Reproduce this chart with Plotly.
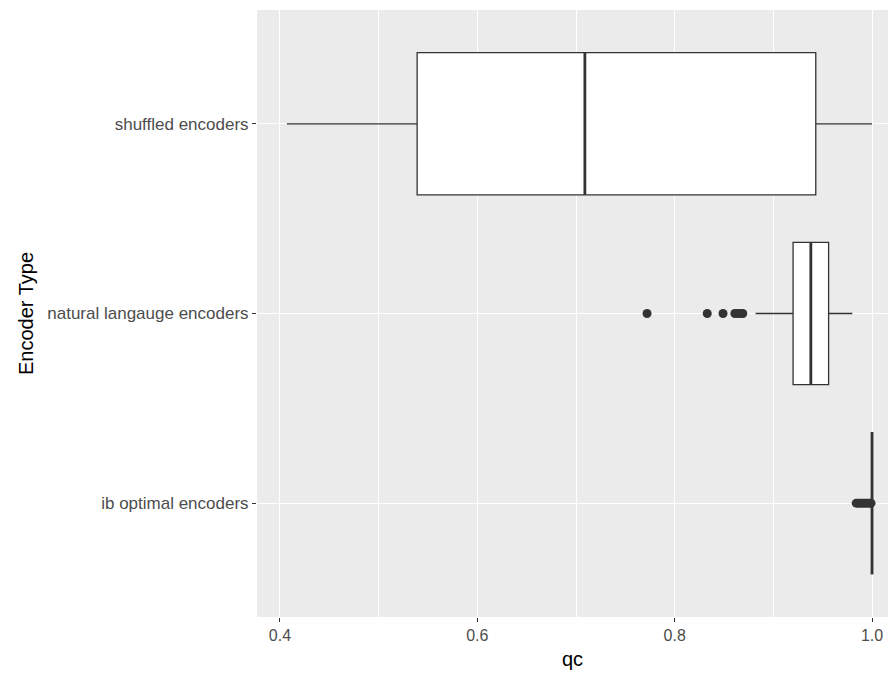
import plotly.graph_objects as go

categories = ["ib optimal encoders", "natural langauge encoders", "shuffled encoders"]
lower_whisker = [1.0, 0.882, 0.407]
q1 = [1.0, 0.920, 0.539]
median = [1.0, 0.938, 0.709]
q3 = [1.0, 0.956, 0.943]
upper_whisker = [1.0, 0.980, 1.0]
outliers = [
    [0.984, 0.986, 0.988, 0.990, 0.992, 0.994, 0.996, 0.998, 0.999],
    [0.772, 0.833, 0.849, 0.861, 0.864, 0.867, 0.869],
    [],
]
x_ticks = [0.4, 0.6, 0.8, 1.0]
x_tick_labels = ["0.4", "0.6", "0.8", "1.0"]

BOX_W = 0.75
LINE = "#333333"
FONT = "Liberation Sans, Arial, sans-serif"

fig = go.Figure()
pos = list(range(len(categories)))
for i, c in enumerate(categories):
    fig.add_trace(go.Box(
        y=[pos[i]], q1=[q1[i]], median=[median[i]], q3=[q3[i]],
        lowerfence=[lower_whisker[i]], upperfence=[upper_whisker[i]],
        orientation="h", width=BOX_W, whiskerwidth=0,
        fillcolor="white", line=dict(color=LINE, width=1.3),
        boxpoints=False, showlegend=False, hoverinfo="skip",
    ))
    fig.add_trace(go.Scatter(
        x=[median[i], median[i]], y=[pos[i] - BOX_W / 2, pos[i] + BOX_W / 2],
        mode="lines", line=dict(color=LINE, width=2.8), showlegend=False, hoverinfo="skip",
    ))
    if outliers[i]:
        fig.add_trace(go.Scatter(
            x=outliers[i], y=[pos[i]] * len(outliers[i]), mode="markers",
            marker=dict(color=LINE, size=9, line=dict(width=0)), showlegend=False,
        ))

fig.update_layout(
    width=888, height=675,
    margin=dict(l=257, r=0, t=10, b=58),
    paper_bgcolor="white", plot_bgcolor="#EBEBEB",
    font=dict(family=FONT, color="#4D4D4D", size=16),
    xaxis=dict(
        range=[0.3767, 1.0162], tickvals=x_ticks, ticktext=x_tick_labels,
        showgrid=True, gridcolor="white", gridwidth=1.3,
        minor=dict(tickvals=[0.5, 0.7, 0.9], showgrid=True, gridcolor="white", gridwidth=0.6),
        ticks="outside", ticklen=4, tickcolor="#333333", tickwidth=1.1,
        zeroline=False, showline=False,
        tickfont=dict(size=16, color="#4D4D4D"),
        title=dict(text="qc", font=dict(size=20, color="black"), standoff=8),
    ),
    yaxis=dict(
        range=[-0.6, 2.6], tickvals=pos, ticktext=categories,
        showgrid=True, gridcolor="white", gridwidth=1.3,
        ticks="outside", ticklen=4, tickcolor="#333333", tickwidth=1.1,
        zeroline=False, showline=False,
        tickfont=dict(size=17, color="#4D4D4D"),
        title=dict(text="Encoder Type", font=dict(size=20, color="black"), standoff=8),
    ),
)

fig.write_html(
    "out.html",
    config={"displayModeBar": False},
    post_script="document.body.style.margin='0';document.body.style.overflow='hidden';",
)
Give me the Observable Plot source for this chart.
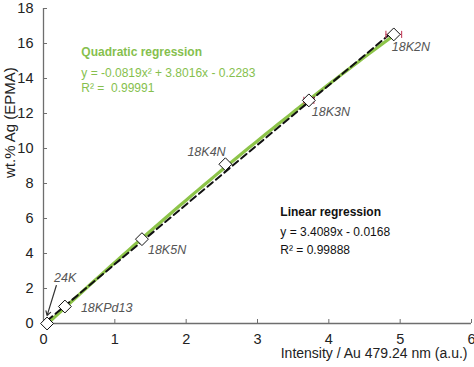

+ + +

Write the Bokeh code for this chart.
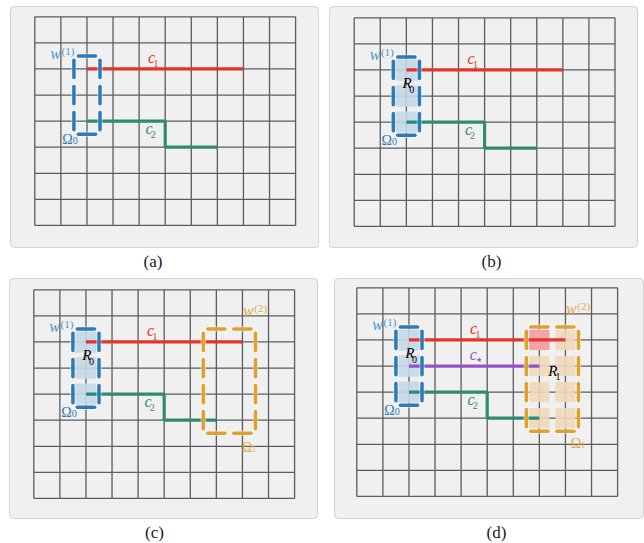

+ + +

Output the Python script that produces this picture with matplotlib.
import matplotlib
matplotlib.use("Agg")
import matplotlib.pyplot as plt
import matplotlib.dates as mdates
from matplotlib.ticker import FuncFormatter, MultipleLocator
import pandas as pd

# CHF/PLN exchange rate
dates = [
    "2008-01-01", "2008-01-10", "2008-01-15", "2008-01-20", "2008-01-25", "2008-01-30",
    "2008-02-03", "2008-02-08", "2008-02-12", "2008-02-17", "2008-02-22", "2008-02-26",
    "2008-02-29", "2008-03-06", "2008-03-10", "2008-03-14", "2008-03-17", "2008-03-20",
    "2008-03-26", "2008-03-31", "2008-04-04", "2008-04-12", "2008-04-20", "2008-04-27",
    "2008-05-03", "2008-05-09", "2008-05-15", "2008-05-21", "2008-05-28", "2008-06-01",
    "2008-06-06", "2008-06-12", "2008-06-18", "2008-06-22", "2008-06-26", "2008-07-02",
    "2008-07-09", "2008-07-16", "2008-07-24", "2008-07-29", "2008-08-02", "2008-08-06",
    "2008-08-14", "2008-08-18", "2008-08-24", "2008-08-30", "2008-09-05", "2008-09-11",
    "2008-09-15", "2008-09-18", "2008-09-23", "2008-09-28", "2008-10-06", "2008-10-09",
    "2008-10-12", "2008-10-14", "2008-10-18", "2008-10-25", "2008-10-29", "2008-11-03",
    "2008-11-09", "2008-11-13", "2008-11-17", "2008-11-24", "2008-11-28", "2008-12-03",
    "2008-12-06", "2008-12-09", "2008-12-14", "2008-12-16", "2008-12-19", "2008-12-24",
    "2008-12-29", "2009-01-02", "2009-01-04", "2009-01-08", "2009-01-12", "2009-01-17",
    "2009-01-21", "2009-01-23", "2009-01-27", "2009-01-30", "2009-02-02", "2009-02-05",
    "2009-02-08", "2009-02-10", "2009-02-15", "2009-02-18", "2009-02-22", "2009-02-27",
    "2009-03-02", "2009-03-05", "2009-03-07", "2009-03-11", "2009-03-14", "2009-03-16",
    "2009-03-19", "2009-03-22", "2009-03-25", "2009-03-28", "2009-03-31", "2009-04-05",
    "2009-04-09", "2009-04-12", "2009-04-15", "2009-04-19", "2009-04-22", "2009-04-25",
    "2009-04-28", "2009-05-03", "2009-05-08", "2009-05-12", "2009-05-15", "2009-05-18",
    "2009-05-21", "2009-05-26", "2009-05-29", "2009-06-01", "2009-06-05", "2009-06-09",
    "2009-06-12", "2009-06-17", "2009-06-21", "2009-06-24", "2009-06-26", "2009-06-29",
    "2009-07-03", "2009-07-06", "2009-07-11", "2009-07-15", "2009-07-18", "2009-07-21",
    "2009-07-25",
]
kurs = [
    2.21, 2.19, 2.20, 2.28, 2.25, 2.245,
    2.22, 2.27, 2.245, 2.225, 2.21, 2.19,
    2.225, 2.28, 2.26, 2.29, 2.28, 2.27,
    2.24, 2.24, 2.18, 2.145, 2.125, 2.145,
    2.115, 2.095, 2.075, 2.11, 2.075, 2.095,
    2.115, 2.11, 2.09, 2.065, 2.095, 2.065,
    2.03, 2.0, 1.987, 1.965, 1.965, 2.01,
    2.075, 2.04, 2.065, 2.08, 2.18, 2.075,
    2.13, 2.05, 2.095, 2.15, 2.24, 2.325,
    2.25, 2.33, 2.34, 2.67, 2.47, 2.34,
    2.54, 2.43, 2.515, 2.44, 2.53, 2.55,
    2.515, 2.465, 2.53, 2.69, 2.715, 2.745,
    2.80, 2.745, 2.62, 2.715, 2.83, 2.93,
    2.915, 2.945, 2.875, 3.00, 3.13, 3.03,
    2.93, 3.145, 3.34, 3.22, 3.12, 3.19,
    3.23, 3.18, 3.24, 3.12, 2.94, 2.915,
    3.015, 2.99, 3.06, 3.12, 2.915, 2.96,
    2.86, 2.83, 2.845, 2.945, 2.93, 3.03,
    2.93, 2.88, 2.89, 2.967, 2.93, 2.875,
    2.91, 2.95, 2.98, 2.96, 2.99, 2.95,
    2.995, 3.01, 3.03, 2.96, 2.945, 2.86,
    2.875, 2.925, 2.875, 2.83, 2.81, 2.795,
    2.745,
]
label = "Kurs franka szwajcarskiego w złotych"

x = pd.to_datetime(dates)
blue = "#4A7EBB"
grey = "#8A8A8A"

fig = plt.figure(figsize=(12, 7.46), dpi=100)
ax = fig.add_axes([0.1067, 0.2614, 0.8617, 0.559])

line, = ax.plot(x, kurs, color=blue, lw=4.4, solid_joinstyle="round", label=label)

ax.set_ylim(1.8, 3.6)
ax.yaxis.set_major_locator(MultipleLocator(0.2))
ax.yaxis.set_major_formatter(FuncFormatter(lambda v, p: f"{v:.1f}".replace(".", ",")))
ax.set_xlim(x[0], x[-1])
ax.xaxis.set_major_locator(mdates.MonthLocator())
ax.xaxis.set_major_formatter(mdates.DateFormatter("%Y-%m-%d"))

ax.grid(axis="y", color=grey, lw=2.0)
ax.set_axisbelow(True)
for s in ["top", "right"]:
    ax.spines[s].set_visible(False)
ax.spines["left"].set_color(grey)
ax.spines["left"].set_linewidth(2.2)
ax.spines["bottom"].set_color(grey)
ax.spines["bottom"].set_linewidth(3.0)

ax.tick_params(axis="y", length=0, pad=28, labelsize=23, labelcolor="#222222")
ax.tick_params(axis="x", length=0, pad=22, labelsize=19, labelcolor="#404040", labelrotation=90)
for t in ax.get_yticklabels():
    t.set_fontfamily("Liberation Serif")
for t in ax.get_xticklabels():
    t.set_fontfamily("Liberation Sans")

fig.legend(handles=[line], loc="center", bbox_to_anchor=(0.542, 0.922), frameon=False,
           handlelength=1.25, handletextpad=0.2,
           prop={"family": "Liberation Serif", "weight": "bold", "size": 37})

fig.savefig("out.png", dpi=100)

+ + +

> **What you have to do**
Quote the data above exactly from the line with "Reproduce this chart with Plotly." to the line with "import plotly.graph_objects as go", both ends counted, and nothing else. Pictures don't go in.

> **Full solution**
Reproduce this chart with Plotly.
import plotly.graph_objects as go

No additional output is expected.